Show me the way you talk and I tell you who you are. Mobile phone metadata carry valuable information about the user’s behaviour and characteristics, such as the ability to read and write. This begs the question: Can they help countries to monitor literacy? In this project we complemented a major household survey with mobile phone metadata to improve the measurement of illiteracy in Senegal. Using mobile phone metadata as auxiliary data is a promising alternative to other administrative data sources, which lack availability in many developing countries.
Illiterate people call rather
than send text messages
In its 2030 Agenda for Sustainable Development, the world community committed to leave no one behind . This seems to be a bold promise considering the way data on, for instance, poverty and education are currently collected: Censuses are held every 10 years and even though surveys are undertaken more frequently, they only take account of a small fraction of the population. This leaves room for local hotspots to develop unnoticed and it derides policy makers of the possibility to plan evidence-based, targeted and timely interventions in these places. Mobile communication has become a global phenomenon and is now part of many people’s everyday life around the world. Consequently, data which are collected for billing purposes (e.g. who talks or sends a message to whom for how long in which place) – the call detail records (CDRs) – have become a valuable source for information on users’ habits and characteristics. While mobile communication is in general gradually shifting towards internet-based services, text messages and calls still remain the main channels of communication in many parts of the world. Consequently, when thinking about communication patterns being split into text messages and calls, literacy becomes a natural indicator of choice: People who have limited abilities to read and write may prefer a call over a text message.
Augmenting surveys with
call detail records
We conducted a study  aimed at testing the feasibility and determining the usability of CDRs to improve measurements of illiteracy in developing countries. The proposed method incorporates augmenting traditional surveys with CDRs in order to combine the advantages of both data sources: First, traditional surveys provide a rigorous methodology. For example, the survey used in this study applies a stratified two-stage cluster sampling design in which a predefined number of census districts per region are randomly selected. The household lists within those census districts are then updated and a certain share of those households randomly selected for interviewing. Second, CDRs provide larger sample sizes as well as greater geographical coverage.

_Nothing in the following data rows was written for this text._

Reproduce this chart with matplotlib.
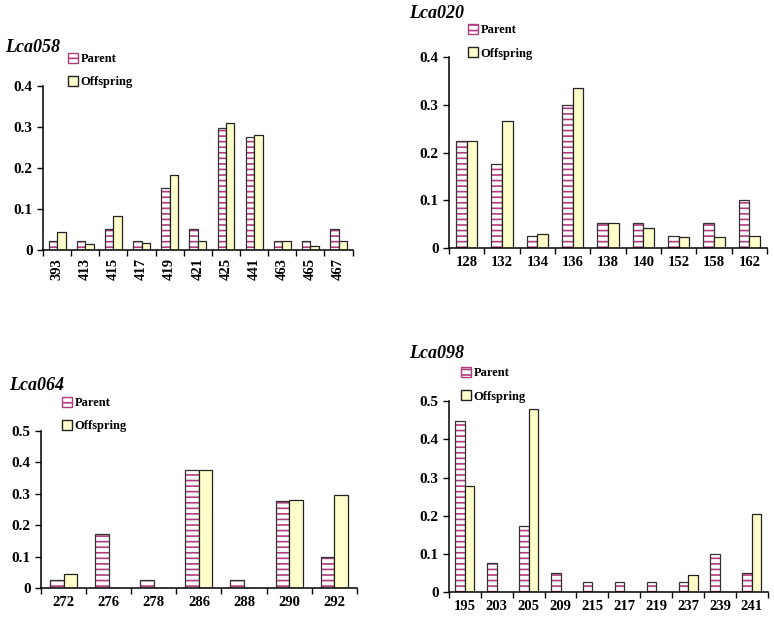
import matplotlib.pyplot as plt
from matplotlib.patches import Patch
from matplotlib.ticker import FuncFormatter

# allele sizes and frequencies, one block per locus
lca058_alleles = ['393', '413', '415', '417', '419', '421', '425', '441', '463', '465', '467']
lca058_parent = [0.022, 0.022, 0.052, 0.022, 0.152, 0.052, 0.298, 0.276, 0.022, 0.022, 0.052]
lca058_offspring = [0.045, 0.015, 0.082, 0.018, 0.182, 0.022, 0.310, 0.280, 0.022, 0.010, 0.022]

lca020_alleles = ['128', '132', '134', '136', '138', '140', '152', '158', '162']
lca020_parent = [0.224, 0.175, 0.026, 0.299, 0.052, 0.052, 0.026, 0.052, 0.100]
lca020_offspring = [0.224, 0.265, 0.029, 0.335, 0.052, 0.042, 0.023, 0.023, 0.026]

lca064_alleles = ['272', '276', '278', '286', '288', '290', '292']
lca064_parent = [0.026, 0.172, 0.026, 0.375, 0.026, 0.276, 0.100]
lca064_offspring = [0.045, 0.0, 0.0, 0.375, 0.0, 0.280, 0.296]

lca098_alleles = ['195', '203', '205', '209', '215', '217', '219', '237', '239', '241']
lca098_parent = [0.447, 0.075, 0.172, 0.050, 0.026, 0.026, 0.026, 0.026, 0.100, 0.050]
lca098_offspring = [0.279, 0.0, 0.480, 0.0, 0.0, 0.0, 0.0, 0.045, 0.0, 0.204]

plt.rcParams['font.family'] = 'Liberation Serif'
plt.rcParams['font.weight'] = 'bold'
plt.rcParams['hatch.linewidth'] = 1.2

PINK = '#b03c7c'
YELLOW = '#ffffcc'
W = 0.3


def yfmt(v, pos):
    return '0' if abs(v) < 1e-9 else '%.1f' % v


def panel(rect, name, title_xy, leg_xy, alleles, par, off, ymax, rotate):
    fig = plt.gcf()
    ax = fig.add_axes(rect)
    x = list(range(len(alleles)))
    xp = [i - W / 2 for i in x]
    xo = [i + W / 2 for i in x]
    # striped parent bars: hatch first, then the outline
    ax.bar(xp, par, W, color='white', edgecolor=PINK, hatch='---', linewidth=0)
    ax.bar(xp, par, W, color='none', edgecolor='#333333', linewidth=0.9)
    ax.bar(xo, off, W, color=YELLOW, edgecolor='#222222', linewidth=0.9)
    ax.set_xlim(-0.5, len(alleles) - 0.5)
    ax.set_ylim(0, ymax)
    ax.set_yticks([i / 10 for i in range(int(round(ymax * 10)) + 1)])
    ax.yaxis.set_major_formatter(FuncFormatter(yfmt))
    ax.set_xticks([i - 0.5 for i in range(len(alleles) + 1)])
    ax.set_xticklabels([])
    ax.set_xticks(x, minor=True)
    ax.set_xticklabels(alleles, minor=True, rotation=90 if rotate else 0)
    ax.tick_params(axis='x', which='major', length=4, width=1)
    ax.tick_params(axis='x', which='minor', length=0, pad=6, labelsize=10.5)
    ax.tick_params(axis='y', length=4, width=1, labelsize=11)
    for s in ['top', 'right']:
        ax.spines[s].set_visible(False)
    for s in ['left', 'bottom']:
        ax.spines[s].set_linewidth(1.1)
    fig.text(title_xy[0], title_xy[1], name, fontsize=13, style='italic',
             weight='bold', ha='left', va='center')
    handles = [Patch(facecolor='white', edgecolor=PINK, hatch='---', label='Parent'),
               Patch(facecolor=YELLOW, edgecolor='#222222', label='Offspring')]
    ax.legend(handles=handles, loc='upper left', bbox_to_anchor=leg_xy,
              bbox_transform=fig.transFigure, frameon=False, fontsize=9,
              handlelength=0.8, handleheight=0.8, handletextpad=0.2,
              labelspacing=0.9, borderpad=0, borderaxespad=0)
    return ax


fig = plt.figure(figsize=(7.74, 6.25), dpi=100)

panel([0.0556, 0.600, 0.400, 0.262], 'Lca058', (0.006, 1 - 47 / 625),
      (0.088, 1 - 53 / 625), lca058_alleles, lca058_parent, lca058_offspring, 0.4, True)
panel([0.580, 0.603, 0.411, 0.306], 'Lca020', (0.528, 1 - 13 / 625),
      (0.605, 1 - 24 / 625), lca020_alleles, lca020_parent, lca020_offspring, 0.4, False)
panel([0.053, 0.0592, 0.408, 0.2512], 'Lca064', (0.012, 1 - 386 / 625),
      (0.080, 1 - 397 / 625), lca064_alleles, lca064_parent, lca064_offspring, 0.5, False)
panel([0.580, 0.0528, 0.412, 0.3052], 'Lca098', (0.528, 1 - 353 / 625),
      (0.596, 1 - 367 / 625), lca098_alleles, lca098_parent, lca098_offspring, 0.5, False)

fig.savefig('out.png', dpi=100)
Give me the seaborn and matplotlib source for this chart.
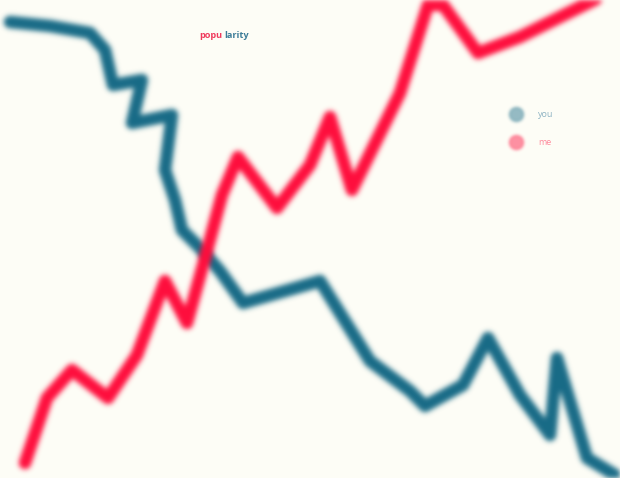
import numpy as np
import pandas as pd
import matplotlib
matplotlib.use('agg')
import matplotlib.pyplot as plt
from matplotlib.lines import Line2D
import seaborn as sns

sns.set_theme(style='white')
plt.rcParams['font.family'] = ['Open Sans', 'DejaVu Sans']

# values (x = time step, y = popularity)
you_x = [10, 50, 90, 105, 113, 142, 132, 172, 165, 175, 182, 200, 220, 243,
         320, 370, 410, 425, 463, 488, 520, 550, 557, 587, 620]
you_y = [456, 452, 445, 428, 393, 398, 355, 363, 308, 278, 248, 230, 207, 175,
         197, 117, 87, 72, 93, 140, 83, 43, 120, 20, 0]
me_x = [25, 47, 72, 108, 137, 165, 187, 205, 222, 238, 277, 310, 330, 352,
        400, 428, 443, 478, 520, 560, 600]
me_y = [15, 80, 108, 80, 123, 197, 155, 220, 283, 321, 270, 313, 361, 288,
        385, 473, 473, 425, 441, 461, 481]

TEAL = '#176a86'
RED = '#ff0d3c'
BG = '#fdfdf6'


def gauss_blur(sigma, color):
    """agg filter: blur the alpha of an artist, keep one flat colour"""
    rgb = np.array(matplotlib.colors.to_rgb(color))
    r = int(sigma * 3) + 1
    k = np.exp(-0.5 * (np.arange(-r, r + 1) / sigma) ** 2)
    k = k / k.sum()

    def f(im, dpi):
        a = np.pad(im[:, :, 3], r)
        a = np.apply_along_axis(lambda v: np.convolve(v, k, 'same'), 0, a)
        a = np.apply_along_axis(lambda v: np.convolve(v, k, 'same'), 1, a)
        out = np.zeros(a.shape + (4,))
        out[:, :, :3] = rgb
        out[:, :, 3] = np.clip(a, 0, 1)
        return out, -r, -r
    return f


you = pd.DataFrame({'x': you_x, 'popularity': you_y})
me = pd.DataFrame({'x': me_x, 'popularity': me_y})

fig = plt.figure(figsize=(6.2, 4.78), dpi=100, facecolor=BG)
ax = fig.add_axes([0, 0, 1, 1])
ax.set_facecolor(BG)

sns.lineplot(data=you, x='x', y='popularity', sort=False, estimator=None,
             color=TEAL, lw=9, ax=ax, solid_capstyle='round',
             solid_joinstyle='round')
sns.lineplot(data=me, x='x', y='popularity', sort=False, estimator=None,
             color=RED, lw=9, ax=ax, solid_capstyle='round',
             solid_joinstyle='round')
ax.lines[0].set_agg_filter(gauss_blur(2.6, TEAL))
ax.lines[1].set_agg_filter(gauss_blur(2.6, RED))

ax.set_xlim(0, 620)
ax.set_ylim(0, 478)
ax.set_axis_off()

# title in two colours
fig.text(199 / 620, 1 - 38 / 478, 'popu', color='#f03a5c', fontsize=6.6,
         fontweight='bold', va='baseline')
fig.text(224 / 620, 1 - 38 / 478, 'larity', color='#3d7d98', fontsize=6.6,
         fontweight='bold', va='baseline')

handles = [Line2D([], [], marker='o', ls='none', ms=10, color=TEAL, alpha=0.45),
           Line2D([], [], marker='o', ls='none', ms=10, color=RED, alpha=0.45)]
leg = ax.legend(handles, ['you', 'me'], loc='upper left',
                bbox_to_anchor=(507 / 620, 1 - 110 / 478),
                bbox_transform=fig.transFigure, frameon=False,
                fontsize=6.5, borderpad=0, borderaxespad=0,
                labelspacing=2.1, handletextpad=1.45,
                labelcolor=['#8fb4c3', '#ff8a9c'])
for h, c in zip(leg.legend_handles, [TEAL, RED]):
    h.set_agg_filter(gauss_blur(1.5, c))

fig.savefig('out.png', dpi=100, facecolor=BG)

We used CDRs from Senegal in 2013, kindly provided by Orange/Sonatel as part of the Data for Development (D4D) Challenge , survey data from the Demographic and Health Survey (DHS) in Senegal and a modified small area model. The outputs are literacy estimates for each commune in Senegal, including those in which interviews for the survey could not have been conducted (Figure 1).
Figure 1: Map of communes in Senegal showing the literacy rate of women on commune level
The project has shown that CDRs carry information on socio-demographic characteristics of their users and that statistical methodologies, well established in the realm of official statistics, can make use of them as auxiliary data. Most intriguing, traditional statistical data such as surveys and censuses and CDRs greatly complement each other in their strengths and weaknesses. CDRs are collected for billing purposes, thus alternative uses carry almost zero marginal production costs and they are cost-insensitive to scale. So why not putting them to use?